Answer: The graph is for the function $$y = 1 - \cos(x)$$ from $$x=0$$ to $$x=4 \pi$$. It starts at (0,0), goes up to a maximum of 2 at $$x=\pi$$ and $$x=3\pi$$, and returns to 0 at $$x=2\pi$$ and $$x=4\pi$$. Explain
This is a question about graphing trigonometric functions and using trigonometric identities to simplify expressions . The solving step is:

First, I looked at the function: $$y = 2 \sin^2 \frac{x}{2}$$. That "sin squared" part looked a bit tricky, but I remembered a cool trick from my math class! There's a special rule (it's called a double angle identity) that helps simplify `2 sin^2(A)`. The rule is: `2 sin^2(A) = 1 - cos(2A)`.
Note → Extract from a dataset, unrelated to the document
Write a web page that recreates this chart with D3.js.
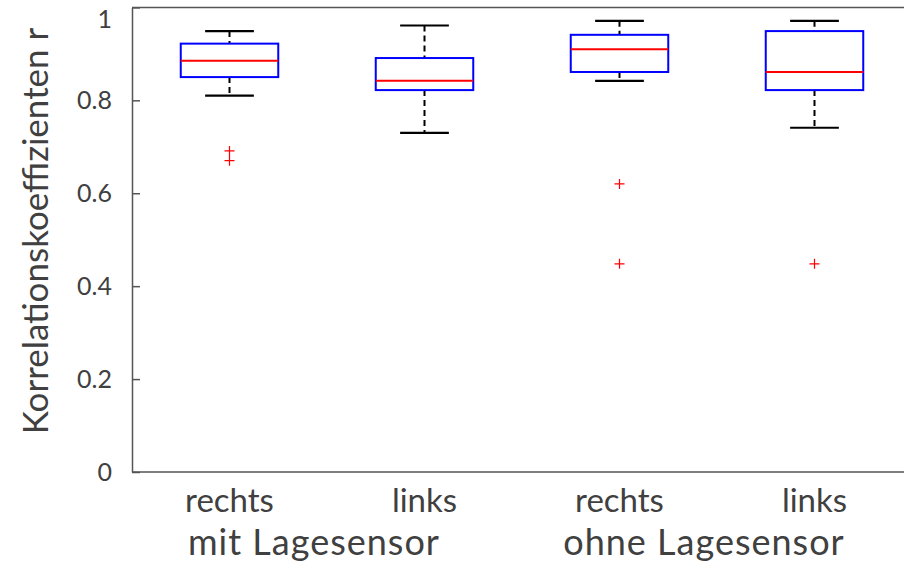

Here, our 'A' is $$\frac{x}{2}$$. So, if we use the rule:
$$y = 1 - \cos\left(2 \cdot \frac{x}{2}\right)$$
This simplifies super nicely to:
$$y = 1 - \cos(x)$$

Now, graphing $$y = 1 - \cos(x)$$ is much easier!
1. **Think about the basic `cos(x)` graph:** It starts at 1 when $$x=0$$, goes down to -1 at $$x=\pi$$, back up to 1 at $$x=2\pi$$, and so on.
2. **Think about `-cos(x)`:** This just flips the `cos(x)` graph upside down. So, it starts at -1 when $$x=0$$, goes up to 1 at $$x=\pi$$, and back down to -1 at $$x=2\pi$$.
3. **Think about `1 - cos(x)`:** This means we take the `-cos(x)` graph and just move it up by 1 unit.

Let's find some important points for $$y = 1 - \cos(x)$$ from $$x=0$$ to $$x=4\pi$$:
* When $$x=0$$: $$y = 1 - \cos(0) = 1 - 1 = 0$$. So, the graph starts at (0,0).
* When $$x=\frac{\pi}{2}$$: $$y = 1 - \cos\left(\frac{\pi}{2}\right) = 1 - 0 = 1$$. The graph goes through $$(\frac{\pi}{2}, 1)$$.
* When $$x=\pi$$: $$y = 1 - \cos(\pi) = 1 - (-1) = 2$$. This is the highest point on the graph.
* When $$x=\frac{3\pi}{2}$$: $$y = 1 - \cos\left(\frac{3\pi}{2}\right) = 1 - 0 = 1$$. The graph goes through $$(\frac{3\pi}{2}, 1)$$.
* When $$x=2\pi$$: $$y = 1 - \cos(2\pi) = 1 - 1 = 0$$. The graph comes back down to the x-axis.

Since the cosine function repeats every $$2\pi$$, the graph for $$x=2\pi$$ to $$x=4\pi$$ will look exactly the same as the graph from $$x=0$$ to $$x=2\pi$$.
So, it will go back up to 2 at $$x=3\pi$$ and finish at 0 when $$x=4\pi$$.

The graph looks like a series of "hills" or "bumps" that always stay above or on the x-axis, ranging from 0 to 2.